Actually body fat is coveted in the wild. If you have a lot of muscle consuming energy even at rest and no calories stored, you’re gonna have a bad time. She’s more suited to go walkabout than a body builder.
@ Alan Robertshaw
Ammonites are beautiful. I have a childhood memory of finding them in Kimmeridge clay on holiday, I don’t know how reliable that memory is mind.
@ Elaine The Witch
I think he looks more like an unwrapped mummy, all that dessicated skin drawn too tight over the bones. Skeletons can be beautiful, though I’d guess not his.
He also didn’t actually stop tweeting after he claimed he was flouncing, so he sucks at that too.
This is really a perfect example of how Peterson and his fans pretend he’s some kind of lofty philosophical genius, when really he’s just spewing boilerplate conservative nonsense. “No fat chicks” is about as bog standard rightwing asshole as it gets.
To be absolutely, scrupulously, overgenerously fair, I think a case could be made that that particular bathing suit Nu is wearing on the SI cover is not beautiful.
And that conceited ignoramuses like Peterson and his supporters are probably sufficiently style-blind not to be able to tell when their aesthetic impression of a person is being impacted by their aesthetic impression of what the person is wearing.
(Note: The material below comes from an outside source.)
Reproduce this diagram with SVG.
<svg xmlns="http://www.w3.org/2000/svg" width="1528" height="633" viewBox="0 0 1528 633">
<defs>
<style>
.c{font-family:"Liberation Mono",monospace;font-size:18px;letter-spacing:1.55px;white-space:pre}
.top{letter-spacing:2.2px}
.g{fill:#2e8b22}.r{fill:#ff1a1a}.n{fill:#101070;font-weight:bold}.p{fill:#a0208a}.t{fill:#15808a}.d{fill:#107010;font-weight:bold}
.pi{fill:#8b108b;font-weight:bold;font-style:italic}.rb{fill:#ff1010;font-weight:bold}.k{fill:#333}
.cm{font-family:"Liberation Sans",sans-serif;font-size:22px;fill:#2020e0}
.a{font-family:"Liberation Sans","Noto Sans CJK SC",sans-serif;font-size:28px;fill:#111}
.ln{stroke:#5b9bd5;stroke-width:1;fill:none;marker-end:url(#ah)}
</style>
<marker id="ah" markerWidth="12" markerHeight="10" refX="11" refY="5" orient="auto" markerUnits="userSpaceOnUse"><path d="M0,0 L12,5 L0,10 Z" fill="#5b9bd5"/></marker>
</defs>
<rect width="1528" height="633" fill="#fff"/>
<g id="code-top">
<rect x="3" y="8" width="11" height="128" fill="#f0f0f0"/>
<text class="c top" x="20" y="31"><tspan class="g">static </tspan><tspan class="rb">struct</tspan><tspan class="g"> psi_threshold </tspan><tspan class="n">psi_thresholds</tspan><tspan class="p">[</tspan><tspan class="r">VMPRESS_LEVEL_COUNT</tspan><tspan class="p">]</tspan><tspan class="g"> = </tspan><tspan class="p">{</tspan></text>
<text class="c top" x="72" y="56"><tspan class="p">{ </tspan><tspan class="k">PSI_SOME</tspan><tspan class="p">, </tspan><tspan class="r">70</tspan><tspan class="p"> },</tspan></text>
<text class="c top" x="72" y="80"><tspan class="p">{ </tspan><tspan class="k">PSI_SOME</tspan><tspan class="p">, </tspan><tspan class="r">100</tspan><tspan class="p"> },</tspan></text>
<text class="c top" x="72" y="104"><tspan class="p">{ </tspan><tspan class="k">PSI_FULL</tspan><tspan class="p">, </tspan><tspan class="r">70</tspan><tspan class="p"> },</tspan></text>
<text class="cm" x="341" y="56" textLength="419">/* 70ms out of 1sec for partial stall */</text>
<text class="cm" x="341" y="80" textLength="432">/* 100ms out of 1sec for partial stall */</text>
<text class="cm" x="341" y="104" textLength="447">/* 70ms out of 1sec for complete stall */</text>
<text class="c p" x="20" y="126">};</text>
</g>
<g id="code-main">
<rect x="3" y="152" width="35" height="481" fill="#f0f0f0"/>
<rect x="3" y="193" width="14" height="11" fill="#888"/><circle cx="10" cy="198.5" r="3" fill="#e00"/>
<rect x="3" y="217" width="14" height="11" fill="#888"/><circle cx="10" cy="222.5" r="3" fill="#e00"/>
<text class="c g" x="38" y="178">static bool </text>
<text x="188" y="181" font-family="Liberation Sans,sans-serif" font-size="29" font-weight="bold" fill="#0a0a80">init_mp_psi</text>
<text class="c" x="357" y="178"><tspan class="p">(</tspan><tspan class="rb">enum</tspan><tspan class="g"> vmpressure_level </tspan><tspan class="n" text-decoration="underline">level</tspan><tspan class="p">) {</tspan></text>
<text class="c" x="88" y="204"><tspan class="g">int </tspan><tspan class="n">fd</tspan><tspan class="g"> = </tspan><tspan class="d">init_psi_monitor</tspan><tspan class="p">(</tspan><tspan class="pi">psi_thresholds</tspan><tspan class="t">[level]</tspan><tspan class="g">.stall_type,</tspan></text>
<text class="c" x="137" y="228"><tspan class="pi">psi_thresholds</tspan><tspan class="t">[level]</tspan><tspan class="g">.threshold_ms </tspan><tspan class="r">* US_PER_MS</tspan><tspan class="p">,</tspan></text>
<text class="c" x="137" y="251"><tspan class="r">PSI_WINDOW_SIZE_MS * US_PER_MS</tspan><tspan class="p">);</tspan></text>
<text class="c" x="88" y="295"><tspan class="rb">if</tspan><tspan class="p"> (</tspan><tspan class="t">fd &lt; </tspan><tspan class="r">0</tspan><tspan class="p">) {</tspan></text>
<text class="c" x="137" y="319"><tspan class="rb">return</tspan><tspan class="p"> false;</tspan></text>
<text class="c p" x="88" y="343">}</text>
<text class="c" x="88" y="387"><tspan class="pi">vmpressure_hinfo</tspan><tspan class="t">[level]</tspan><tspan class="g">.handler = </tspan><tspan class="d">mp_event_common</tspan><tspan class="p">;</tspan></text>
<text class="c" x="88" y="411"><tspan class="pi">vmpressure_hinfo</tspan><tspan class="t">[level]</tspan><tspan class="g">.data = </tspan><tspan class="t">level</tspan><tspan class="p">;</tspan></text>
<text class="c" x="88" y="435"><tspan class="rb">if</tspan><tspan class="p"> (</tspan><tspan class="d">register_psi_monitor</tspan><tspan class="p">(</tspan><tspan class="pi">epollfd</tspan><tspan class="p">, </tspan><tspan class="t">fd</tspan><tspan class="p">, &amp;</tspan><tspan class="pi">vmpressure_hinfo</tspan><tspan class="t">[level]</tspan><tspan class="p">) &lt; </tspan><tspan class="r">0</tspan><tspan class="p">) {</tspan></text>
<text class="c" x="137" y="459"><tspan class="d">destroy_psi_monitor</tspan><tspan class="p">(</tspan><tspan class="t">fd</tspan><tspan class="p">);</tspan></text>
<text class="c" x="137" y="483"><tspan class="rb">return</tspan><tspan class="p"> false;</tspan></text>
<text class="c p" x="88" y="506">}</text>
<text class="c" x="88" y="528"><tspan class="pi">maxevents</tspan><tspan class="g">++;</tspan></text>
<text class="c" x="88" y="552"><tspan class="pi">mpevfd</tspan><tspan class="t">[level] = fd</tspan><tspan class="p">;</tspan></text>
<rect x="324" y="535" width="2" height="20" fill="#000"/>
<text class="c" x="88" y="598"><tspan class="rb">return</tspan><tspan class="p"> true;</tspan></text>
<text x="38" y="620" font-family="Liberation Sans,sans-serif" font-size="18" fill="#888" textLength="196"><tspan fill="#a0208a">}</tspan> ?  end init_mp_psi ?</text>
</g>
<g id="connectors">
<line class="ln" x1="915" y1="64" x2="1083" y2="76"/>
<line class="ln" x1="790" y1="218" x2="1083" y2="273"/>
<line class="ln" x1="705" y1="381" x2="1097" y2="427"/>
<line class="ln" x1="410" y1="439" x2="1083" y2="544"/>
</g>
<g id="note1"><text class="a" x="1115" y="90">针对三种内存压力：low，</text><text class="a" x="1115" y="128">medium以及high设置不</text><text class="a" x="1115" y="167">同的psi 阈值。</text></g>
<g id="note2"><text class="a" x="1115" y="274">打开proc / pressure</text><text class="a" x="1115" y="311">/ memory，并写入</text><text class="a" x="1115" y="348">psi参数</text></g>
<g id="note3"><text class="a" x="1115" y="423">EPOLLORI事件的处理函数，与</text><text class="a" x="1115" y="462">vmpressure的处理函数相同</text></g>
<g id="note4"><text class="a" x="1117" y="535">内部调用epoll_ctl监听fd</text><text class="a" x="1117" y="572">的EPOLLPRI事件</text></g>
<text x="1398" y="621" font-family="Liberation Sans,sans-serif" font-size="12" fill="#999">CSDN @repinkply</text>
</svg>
Which of course does not mean that Peterson isn’t also a garden-variety clueless old sexist pig who mistakes his personal preferences for objective aesthetic principles and then gets mad when not everybody agrees with him.
Today I learned that Sports Illustrated is nothing more than a wicked outlet of authoritarian tolerance. And must be stopped? I mean, I know he didn’t say that but I think it’s (heavily) implied.
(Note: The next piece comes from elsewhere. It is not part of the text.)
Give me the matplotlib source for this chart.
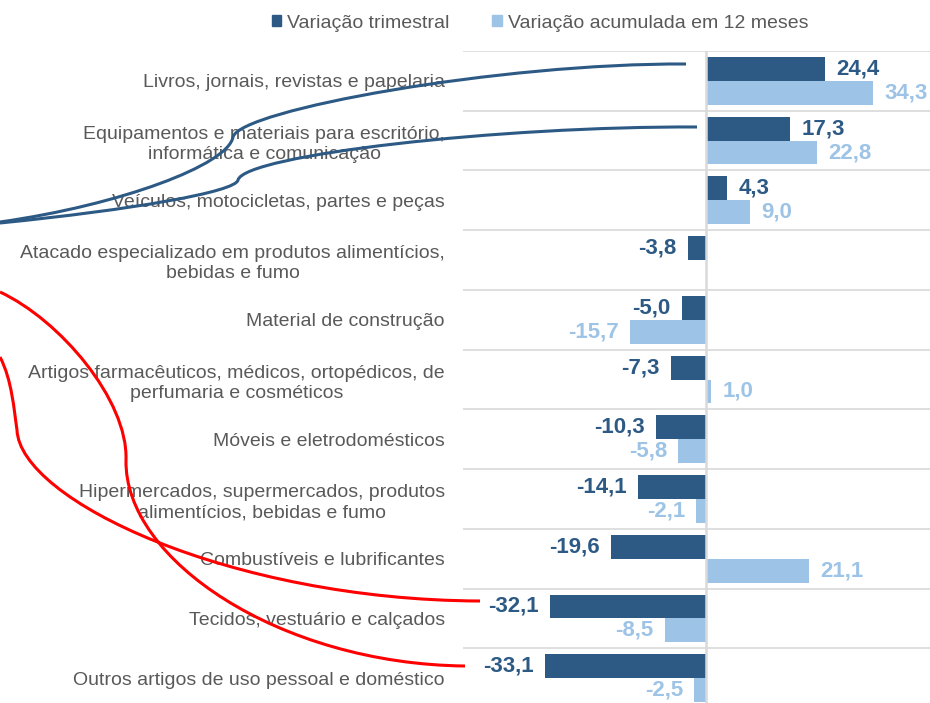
import numpy as np
import matplotlib
matplotlib.use("Agg")
import matplotlib.pyplot as plt
from matplotlib.path import Path
from matplotlib.patches import PathPatch, Patch

plt.rcParams['font.family'] = ['Liberation Sans', 'DejaVu Sans']

# %% DATA
categories = [
    "Livros, jornais, revistas e papelaria",
    "Equipamentos e materiais para escritório,\ninformática e comunicação",
    "Veículos, motocicletas, partes e peças",
    "Atacado especializado em produtos alimentícios,\nbebidas e fumo",
    "Material de construção",
    "Artigos farmacêuticos, médicos, ortopédicos, de\nperfumaria e cosméticos",
    "Móveis e eletrodomésticos",
    "Hipermercados, supermercados, produtos\nalimentícios, bebidas e fumo",
    "Combustíveis e lubrificantes",
    "Tecidos, vestuário e calçados",
    "Outros artigos de uso pessoal e doméstico",
]
var_trimestral = [24.4, 17.3, 4.3, -3.8, -5.0, -7.3, -10.3, -14.1, -19.6, -32.1, -33.1]
var_12meses = [34.3, 22.8, 9.0, np.nan, -15.7, 1.0, -5.8, -2.1, 21.1, -8.5, -2.5]
series_names = ["Variação trimestral", "Variação acumulada em 12 meses"]

DARK = "#2D5A85"
LIGHT = "#9DC3E6"
GRAY_TXT = "#595959"
GRID = "#D9D9D9"

# %% FIGURE
W, H = 930, 703
fig = plt.figure(figsize=(W / 100, H / 100), dpi=100)
ax = fig.add_axes([463 / W, 1 - 708 / H, 1 - 463 / W, 657 / H])

y = np.arange(len(categories))
h = 0.4
ax.barh(y - h / 2, var_trimestral, height=h, color=DARK, zorder=2)
ax.barh(y + h / 2, np.nan_to_num(var_12meses), height=h, color=LIGHT, zorder=2)

ax.set_xlim(-50, 46)
ax.set_ylim(len(categories) - 0.5, -0.5)

# separators between categories and zero line
for b in np.arange(len(categories) + 1) - 0.5:
    ax.axhline(b, color=GRID, lw=1.2, zorder=1)
ax.axvline(0, color=GRID, lw=1.8, zorder=3)

for s in ax.spines.values():
    s.set_visible(False)
ax.set_xticks([])
ax.set_yticks(y)
ax.set_yticklabels(categories, fontsize=14, color=GRAY_TXT)
ax.tick_params(axis='y', length=0, pad=13)
for t in ax.get_yticklabels():
    t.set_multialignment('center')
    t.set_linespacing(1.25)

# value labels
def fmt(v):
    return f"{v:.1f}".replace(".", ",")

for yi, v in zip(y, var_trimestral):
    off = 8 if v >= 0 else -8
    ax.annotate(fmt(v), (v, yi - h / 2), xytext=(off, 0), textcoords="offset points",
                ha="left" if v >= 0 else "right", va="center",
                fontsize=16, fontweight="bold", color=DARK)
for yi, v in zip(y, var_12meses):
    if np.isnan(v):
        continue
    off = 8 if v >= 0 else -8
    ax.annotate(fmt(v), (v, yi + h / 2), xytext=(off, 0), textcoords="offset points",
                ha="left" if v >= 0 else "right", va="center",
                fontsize=16, fontweight="bold", color=LIGHT)

# legend
handles = [Patch(color=DARK), Patch(color=LIGHT)]
fig.legend(handles, series_names, loc="center", bbox_to_anchor=(540 / W, 1 - 23 / H),
           ncol=2, frameon=False, fontsize=14, labelcolor=GRAY_TXT,
           handlelength=0.5, handleheight=0.5, handletextpad=0.3, columnspacing=2.2)

# hand-drawn connector curves (pixel coords, y from top)
def curve(segments, color):
    verts = [segments[0][0]]
    codes = [Path.MOVETO]
    for seg in segments:
        verts += list(seg[1:])
        codes += [Path.CURVE4] * 3
    verts = [(x / W, 1 - yy / H) for x, yy in verts]
    fig.add_artist(PathPatch(Path(verts, codes), fill=False, edgecolor=color,
                             lw=2.2, transform=fig.transFigure, zorder=5))

curve([[(686, 64), (500, 63), (240, 110), (233, 137)],
       [(233, 137), (228, 165), (120, 205), (0, 222)]], DARK)
curve([[(697, 127), (500, 126), (245, 155), (238, 180)],
       [(238, 180), (236, 192), (130, 210), (0, 223)]], DARK)
curve([[(0, 292), (60, 320), (128, 400), (126, 460)],
       [(126, 460), (124, 560), (280, 664), (465, 666)]], "#FF0000")
curve([[(0, 357), (12, 380), (14, 410), (17, 430)],
       [(17, 430), (20, 500), (230, 600), (480, 601)]], "#FF0000")

fig.savefig("out.png", dpi=100)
Anyhow, aren’t we so incredibly fortunate to have this guy to tell us what isn’t beautiful? I’m just unfathomably thankful that we all aren’t forced to buy a copy of this magazine (yet)!
This. See also why you often see strongmen etc with at least a bit of a gut. Body builders (and movie stars) starve and dehydrate themselves for that ‘ripped abs’ look.
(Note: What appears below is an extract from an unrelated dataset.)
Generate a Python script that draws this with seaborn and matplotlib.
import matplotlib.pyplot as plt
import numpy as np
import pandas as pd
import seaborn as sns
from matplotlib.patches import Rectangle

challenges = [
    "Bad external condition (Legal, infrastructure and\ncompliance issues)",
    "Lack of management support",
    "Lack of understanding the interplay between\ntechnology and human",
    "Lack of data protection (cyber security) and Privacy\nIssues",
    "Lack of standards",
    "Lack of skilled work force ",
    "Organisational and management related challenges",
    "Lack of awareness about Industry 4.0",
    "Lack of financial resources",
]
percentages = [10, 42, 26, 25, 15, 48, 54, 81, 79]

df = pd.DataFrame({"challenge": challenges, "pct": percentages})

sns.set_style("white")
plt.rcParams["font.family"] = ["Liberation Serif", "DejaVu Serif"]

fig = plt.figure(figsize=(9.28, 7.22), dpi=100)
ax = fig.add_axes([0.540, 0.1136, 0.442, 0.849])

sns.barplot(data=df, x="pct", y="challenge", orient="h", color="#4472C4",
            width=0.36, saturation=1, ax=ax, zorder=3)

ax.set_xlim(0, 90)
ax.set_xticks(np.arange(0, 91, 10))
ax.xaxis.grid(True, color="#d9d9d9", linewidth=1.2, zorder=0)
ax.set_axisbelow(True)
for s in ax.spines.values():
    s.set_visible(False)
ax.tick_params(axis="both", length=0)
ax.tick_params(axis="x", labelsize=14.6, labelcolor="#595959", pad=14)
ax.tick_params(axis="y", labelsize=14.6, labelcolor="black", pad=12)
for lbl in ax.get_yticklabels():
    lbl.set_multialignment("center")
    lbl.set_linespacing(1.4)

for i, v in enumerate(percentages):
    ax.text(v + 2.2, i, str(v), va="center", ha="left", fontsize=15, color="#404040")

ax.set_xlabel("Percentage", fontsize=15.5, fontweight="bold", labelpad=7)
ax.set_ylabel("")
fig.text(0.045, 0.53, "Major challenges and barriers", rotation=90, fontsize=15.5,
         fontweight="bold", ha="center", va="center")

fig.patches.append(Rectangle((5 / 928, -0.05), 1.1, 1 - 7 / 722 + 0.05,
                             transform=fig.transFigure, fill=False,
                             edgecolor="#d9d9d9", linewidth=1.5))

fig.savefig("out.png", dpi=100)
The gross creepy thing that is the subject of this post is repulsive and completely unattractive.
I judge men FIRST by whether they have what I think is a hot body and whether they are what I think is handsome.
To all cis men: if you do not meet my standards of physical attractiveness I DO NOT WANT YOU NEAR ME. I have no other use for you! Even in the .00001% chance you are actually attractive enough for me I have zero interest in you unless you worship me as a living goddess. No comprise!
I hope that makes gross creep even more angry. Gross creep claims to be a psychologist so if gross creep would call me mentally ill for thinking what I think and doing what I do GOOD! Yay!
Now I’m going to go play with my pet guys. And the anti-hug asshole can fuck off too because I’m going to cuddle a long time and orgasm as much as I want with my beautiful pet men.
Yes regulars have heard all this from me before but I’m saying it on this post for a reason. Plus maybe an incel will read it and get upset.
What Peterson doesn’t realize is that the picture of Yumi Nu isn’t for him. The average age of magazine readers keeps rising and publishers are trying to get younger readers. Millenials and gen z just aren’t that into the genre that might be described as “wank material for guys that aren’t brave enough to buy Playboy”. The Victoria’s Secret fashion show is no more. The Sports Illustrated swimsuit issue has experienced falling sales for years. They’re hoping that using more diverse models will attract younger readers, not boomers like JP.
@LouCPurr
Hear, hear.
JP and his ilk don’t like to hear that other adults have different definitions of “attractive,” and they don’t like it. Which … they’re allowed to keep liking what they like. No one’s going to yuck their yum. But they aren’t allowed to pretend that their tastes are the One True Preference. That was never true.